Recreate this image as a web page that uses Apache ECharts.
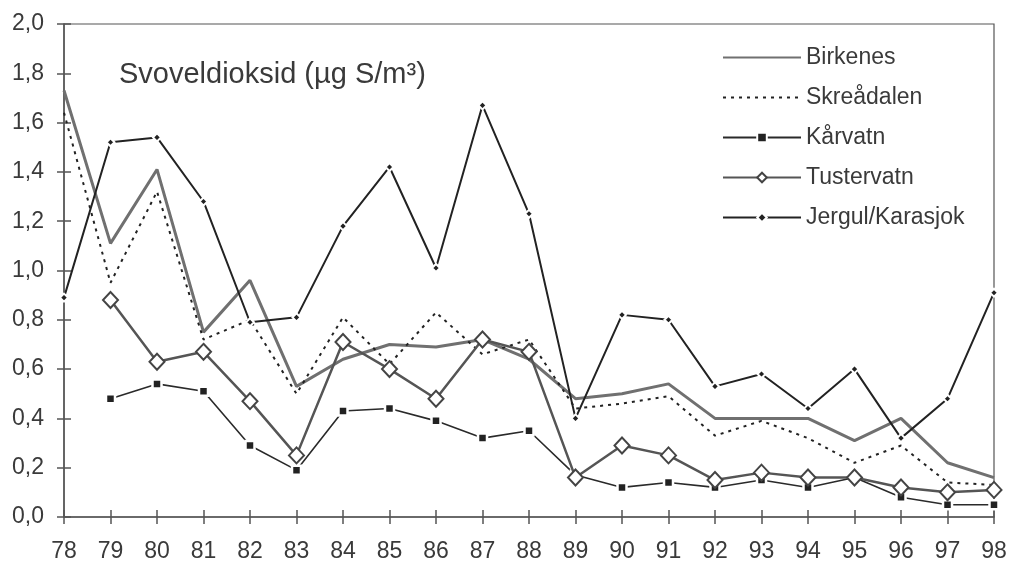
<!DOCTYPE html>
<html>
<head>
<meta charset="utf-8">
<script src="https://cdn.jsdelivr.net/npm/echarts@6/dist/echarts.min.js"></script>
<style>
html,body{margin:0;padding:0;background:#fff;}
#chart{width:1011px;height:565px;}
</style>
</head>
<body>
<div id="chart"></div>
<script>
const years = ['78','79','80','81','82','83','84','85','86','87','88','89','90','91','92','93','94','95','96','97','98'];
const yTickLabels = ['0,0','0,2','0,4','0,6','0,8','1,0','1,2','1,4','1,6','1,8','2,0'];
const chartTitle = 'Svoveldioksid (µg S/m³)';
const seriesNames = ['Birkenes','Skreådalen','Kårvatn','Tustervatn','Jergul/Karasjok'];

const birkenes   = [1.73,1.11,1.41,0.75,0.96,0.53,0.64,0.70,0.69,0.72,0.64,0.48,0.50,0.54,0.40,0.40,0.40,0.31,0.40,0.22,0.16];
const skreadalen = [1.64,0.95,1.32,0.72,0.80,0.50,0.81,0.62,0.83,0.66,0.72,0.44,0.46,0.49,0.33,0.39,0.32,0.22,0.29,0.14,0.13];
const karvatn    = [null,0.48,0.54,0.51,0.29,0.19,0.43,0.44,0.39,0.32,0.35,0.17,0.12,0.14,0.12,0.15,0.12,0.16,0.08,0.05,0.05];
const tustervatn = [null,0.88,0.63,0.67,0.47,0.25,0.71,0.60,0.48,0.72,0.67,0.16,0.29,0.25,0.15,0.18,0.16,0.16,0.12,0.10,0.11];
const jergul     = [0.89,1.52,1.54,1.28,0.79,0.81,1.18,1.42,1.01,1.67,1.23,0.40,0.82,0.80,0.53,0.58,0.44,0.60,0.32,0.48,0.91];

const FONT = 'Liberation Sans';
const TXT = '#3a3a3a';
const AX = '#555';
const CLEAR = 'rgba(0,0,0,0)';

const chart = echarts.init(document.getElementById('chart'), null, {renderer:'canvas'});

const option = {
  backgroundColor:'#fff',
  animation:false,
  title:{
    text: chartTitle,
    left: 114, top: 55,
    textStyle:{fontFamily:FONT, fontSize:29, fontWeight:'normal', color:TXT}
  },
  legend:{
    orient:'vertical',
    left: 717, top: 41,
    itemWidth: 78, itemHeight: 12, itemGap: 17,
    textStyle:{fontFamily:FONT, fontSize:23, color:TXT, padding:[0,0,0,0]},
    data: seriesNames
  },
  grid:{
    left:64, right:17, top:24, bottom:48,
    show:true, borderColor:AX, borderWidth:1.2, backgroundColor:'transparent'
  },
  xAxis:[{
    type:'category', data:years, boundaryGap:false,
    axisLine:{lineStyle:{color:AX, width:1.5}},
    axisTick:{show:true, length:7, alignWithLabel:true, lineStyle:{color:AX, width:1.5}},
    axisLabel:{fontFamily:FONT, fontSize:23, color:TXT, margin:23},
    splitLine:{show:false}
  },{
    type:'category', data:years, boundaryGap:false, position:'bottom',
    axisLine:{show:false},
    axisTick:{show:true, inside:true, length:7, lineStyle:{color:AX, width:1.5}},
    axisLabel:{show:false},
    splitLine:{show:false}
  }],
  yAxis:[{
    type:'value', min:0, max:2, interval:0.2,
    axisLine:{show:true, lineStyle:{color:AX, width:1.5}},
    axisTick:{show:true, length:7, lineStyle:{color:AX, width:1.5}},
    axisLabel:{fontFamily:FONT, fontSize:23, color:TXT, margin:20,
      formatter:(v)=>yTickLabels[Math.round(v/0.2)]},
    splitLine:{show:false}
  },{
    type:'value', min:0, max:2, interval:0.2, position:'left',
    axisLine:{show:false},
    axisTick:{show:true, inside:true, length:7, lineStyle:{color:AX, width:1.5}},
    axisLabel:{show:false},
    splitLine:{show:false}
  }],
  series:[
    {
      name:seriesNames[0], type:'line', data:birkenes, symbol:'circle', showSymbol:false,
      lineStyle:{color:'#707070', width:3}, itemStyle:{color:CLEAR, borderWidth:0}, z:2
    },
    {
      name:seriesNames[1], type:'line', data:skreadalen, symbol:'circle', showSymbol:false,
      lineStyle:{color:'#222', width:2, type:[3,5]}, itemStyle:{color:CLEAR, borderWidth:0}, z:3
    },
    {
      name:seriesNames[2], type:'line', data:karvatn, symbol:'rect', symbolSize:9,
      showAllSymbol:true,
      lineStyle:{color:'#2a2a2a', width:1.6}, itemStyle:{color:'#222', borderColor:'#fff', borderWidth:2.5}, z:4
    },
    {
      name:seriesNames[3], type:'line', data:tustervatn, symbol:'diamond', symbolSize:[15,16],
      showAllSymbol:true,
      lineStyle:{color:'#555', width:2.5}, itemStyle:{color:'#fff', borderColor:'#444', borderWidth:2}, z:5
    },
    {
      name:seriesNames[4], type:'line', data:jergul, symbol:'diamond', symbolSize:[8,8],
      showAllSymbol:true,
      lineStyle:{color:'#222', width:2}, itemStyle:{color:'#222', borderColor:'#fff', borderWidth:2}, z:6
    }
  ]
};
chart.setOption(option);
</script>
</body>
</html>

--

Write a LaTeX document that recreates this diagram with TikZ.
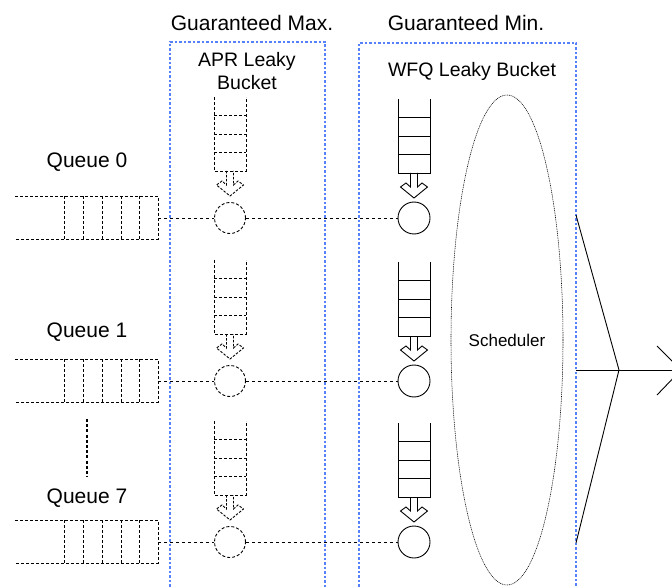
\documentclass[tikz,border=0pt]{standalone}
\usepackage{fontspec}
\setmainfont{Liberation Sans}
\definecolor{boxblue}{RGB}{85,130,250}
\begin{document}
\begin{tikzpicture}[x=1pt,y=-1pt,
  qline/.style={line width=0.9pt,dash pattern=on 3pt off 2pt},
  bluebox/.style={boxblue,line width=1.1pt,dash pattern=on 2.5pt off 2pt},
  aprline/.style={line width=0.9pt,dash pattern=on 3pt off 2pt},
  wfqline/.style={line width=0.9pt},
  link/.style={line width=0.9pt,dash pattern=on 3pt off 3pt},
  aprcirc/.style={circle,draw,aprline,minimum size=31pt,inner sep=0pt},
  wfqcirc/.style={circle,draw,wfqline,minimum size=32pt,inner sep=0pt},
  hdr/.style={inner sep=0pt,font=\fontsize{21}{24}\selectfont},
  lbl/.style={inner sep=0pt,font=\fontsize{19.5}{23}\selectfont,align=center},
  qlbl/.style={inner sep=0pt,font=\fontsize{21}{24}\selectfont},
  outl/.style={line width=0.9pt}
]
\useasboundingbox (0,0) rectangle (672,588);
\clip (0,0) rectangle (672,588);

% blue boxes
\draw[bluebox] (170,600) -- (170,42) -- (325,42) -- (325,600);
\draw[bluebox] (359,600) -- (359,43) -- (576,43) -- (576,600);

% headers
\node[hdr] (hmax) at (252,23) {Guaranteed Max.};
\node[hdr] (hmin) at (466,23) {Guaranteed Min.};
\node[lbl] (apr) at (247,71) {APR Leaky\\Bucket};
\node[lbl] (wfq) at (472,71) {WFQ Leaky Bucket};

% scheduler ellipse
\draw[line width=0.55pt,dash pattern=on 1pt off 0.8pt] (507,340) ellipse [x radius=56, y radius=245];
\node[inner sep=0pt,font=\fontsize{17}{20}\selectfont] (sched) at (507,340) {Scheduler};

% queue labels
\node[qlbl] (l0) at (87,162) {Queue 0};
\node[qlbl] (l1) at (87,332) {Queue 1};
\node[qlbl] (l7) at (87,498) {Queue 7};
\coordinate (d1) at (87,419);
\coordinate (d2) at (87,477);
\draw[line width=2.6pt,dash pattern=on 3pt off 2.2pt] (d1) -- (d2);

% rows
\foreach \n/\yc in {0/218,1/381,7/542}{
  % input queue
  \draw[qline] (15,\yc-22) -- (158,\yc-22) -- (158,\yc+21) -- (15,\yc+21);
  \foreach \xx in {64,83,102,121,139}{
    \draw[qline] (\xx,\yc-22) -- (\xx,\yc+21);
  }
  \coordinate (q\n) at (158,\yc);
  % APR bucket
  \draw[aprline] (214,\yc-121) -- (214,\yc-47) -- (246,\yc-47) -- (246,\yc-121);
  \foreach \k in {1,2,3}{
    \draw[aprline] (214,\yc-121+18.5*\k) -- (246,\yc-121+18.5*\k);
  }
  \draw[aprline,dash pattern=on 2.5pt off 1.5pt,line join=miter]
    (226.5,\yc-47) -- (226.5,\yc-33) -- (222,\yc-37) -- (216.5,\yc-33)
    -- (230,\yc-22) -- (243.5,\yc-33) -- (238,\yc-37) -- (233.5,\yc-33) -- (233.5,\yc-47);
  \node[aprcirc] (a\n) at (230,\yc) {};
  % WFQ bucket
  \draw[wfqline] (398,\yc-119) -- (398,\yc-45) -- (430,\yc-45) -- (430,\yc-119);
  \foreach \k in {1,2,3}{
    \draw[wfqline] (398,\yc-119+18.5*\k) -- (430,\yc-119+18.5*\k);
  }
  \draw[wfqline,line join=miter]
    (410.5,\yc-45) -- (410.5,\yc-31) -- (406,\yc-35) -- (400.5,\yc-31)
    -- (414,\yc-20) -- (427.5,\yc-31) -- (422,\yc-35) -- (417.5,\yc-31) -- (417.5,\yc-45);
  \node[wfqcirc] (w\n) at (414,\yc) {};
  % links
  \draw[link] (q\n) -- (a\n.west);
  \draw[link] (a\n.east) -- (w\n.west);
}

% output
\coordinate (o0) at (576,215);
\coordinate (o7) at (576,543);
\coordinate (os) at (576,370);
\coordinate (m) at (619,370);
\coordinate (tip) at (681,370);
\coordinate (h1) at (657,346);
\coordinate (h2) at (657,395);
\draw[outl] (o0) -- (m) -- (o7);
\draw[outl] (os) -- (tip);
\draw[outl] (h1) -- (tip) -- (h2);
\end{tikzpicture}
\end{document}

---

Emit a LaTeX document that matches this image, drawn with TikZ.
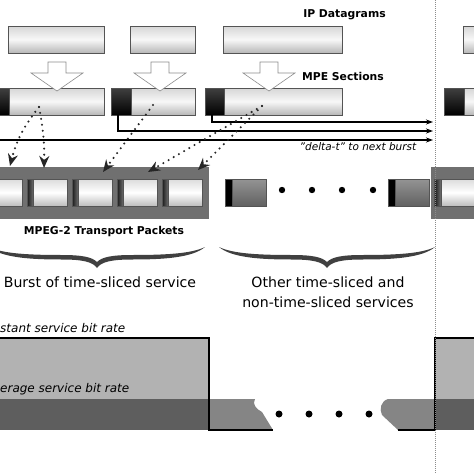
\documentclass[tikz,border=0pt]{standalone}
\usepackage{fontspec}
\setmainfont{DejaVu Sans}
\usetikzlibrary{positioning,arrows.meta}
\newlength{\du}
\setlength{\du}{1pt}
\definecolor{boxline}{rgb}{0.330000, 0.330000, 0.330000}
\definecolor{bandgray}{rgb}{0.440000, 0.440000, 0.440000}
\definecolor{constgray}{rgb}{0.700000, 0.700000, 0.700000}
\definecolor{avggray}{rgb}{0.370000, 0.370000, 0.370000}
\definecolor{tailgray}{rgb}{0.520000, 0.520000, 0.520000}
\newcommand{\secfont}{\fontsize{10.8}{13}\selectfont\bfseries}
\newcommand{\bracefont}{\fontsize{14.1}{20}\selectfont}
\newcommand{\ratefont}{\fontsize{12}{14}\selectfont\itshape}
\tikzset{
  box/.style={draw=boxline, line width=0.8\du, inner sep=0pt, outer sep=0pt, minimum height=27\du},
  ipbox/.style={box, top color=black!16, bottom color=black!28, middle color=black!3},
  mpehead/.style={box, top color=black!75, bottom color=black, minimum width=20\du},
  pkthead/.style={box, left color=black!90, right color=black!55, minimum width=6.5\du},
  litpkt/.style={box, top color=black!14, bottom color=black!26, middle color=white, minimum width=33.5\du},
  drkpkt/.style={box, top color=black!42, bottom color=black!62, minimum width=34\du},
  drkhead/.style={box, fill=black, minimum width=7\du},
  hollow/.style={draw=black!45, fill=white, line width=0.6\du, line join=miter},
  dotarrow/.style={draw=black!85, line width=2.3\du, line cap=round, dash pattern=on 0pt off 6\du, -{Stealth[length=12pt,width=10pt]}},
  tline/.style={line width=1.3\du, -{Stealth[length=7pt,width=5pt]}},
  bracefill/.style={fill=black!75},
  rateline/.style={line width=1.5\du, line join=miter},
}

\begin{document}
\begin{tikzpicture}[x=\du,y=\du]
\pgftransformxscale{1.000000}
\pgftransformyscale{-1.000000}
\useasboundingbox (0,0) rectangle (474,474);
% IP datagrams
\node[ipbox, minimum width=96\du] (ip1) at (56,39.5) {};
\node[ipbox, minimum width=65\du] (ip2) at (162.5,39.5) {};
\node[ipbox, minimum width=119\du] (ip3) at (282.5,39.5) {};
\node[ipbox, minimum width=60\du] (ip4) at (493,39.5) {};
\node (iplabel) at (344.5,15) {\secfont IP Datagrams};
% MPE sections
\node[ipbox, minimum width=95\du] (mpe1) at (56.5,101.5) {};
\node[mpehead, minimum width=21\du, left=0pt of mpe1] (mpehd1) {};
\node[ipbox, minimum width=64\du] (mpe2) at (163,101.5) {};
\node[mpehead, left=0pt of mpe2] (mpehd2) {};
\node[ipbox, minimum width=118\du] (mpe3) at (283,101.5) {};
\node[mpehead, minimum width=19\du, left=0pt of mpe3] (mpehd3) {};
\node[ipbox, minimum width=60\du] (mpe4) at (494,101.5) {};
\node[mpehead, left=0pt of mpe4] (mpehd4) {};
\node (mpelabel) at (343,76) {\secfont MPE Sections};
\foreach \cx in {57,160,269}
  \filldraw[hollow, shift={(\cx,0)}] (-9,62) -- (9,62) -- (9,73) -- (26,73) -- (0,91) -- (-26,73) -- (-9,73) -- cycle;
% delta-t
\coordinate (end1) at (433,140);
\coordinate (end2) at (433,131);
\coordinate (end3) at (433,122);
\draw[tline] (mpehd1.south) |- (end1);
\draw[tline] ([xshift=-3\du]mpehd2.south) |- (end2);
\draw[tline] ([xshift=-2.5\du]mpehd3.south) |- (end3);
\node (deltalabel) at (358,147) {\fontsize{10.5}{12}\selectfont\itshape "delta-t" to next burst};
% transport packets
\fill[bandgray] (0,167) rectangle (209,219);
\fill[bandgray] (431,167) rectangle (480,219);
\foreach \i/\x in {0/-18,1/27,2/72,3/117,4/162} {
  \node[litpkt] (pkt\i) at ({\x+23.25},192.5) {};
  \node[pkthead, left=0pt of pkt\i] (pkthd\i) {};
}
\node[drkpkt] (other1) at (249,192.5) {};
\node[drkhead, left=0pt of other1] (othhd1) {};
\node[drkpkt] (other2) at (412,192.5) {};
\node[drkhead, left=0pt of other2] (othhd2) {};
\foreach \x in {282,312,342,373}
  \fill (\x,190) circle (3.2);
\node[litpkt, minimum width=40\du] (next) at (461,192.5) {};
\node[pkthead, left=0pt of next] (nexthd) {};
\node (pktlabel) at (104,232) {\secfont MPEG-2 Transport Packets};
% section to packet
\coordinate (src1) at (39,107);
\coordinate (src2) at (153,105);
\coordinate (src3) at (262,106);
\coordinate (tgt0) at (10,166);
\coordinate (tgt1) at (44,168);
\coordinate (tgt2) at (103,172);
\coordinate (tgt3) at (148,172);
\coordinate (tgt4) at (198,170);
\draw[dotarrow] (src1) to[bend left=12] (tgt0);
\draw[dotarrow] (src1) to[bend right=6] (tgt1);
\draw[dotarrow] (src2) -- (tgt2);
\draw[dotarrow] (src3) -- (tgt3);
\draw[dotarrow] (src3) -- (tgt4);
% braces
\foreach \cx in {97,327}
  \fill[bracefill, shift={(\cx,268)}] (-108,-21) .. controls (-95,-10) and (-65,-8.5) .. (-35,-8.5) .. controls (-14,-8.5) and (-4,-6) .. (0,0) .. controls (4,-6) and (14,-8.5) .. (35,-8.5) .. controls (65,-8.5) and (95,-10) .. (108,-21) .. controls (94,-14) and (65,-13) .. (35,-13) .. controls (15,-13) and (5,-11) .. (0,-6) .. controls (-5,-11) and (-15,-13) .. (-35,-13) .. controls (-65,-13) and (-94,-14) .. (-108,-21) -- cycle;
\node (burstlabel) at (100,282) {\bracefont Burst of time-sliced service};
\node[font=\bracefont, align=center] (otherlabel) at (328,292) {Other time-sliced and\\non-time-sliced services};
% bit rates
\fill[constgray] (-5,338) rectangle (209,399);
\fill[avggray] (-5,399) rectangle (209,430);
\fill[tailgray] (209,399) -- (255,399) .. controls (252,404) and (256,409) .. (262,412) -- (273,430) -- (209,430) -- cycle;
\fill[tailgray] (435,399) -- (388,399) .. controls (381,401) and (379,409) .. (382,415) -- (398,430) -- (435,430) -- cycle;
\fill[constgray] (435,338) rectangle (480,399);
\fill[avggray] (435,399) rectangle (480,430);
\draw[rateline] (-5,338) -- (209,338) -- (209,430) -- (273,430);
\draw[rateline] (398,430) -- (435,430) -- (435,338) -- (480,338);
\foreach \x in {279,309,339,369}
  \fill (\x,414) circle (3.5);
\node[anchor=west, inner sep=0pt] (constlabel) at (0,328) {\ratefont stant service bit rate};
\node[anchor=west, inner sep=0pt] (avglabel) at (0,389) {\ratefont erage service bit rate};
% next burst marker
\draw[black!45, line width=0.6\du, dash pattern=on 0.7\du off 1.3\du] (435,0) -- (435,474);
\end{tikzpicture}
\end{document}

◆ EXERCISE REQUIREMENTS ◆
Using the material above, report each line where "that" occurs.

◆ SOLUTION TO THIS PROBLEM ◆
Recreate this image as a web page that uses Apache ECharts.
Write a LaTeX document that recreates this diagram with TikZ.
Emit a LaTeX document that matches this image, drawn with TikZ.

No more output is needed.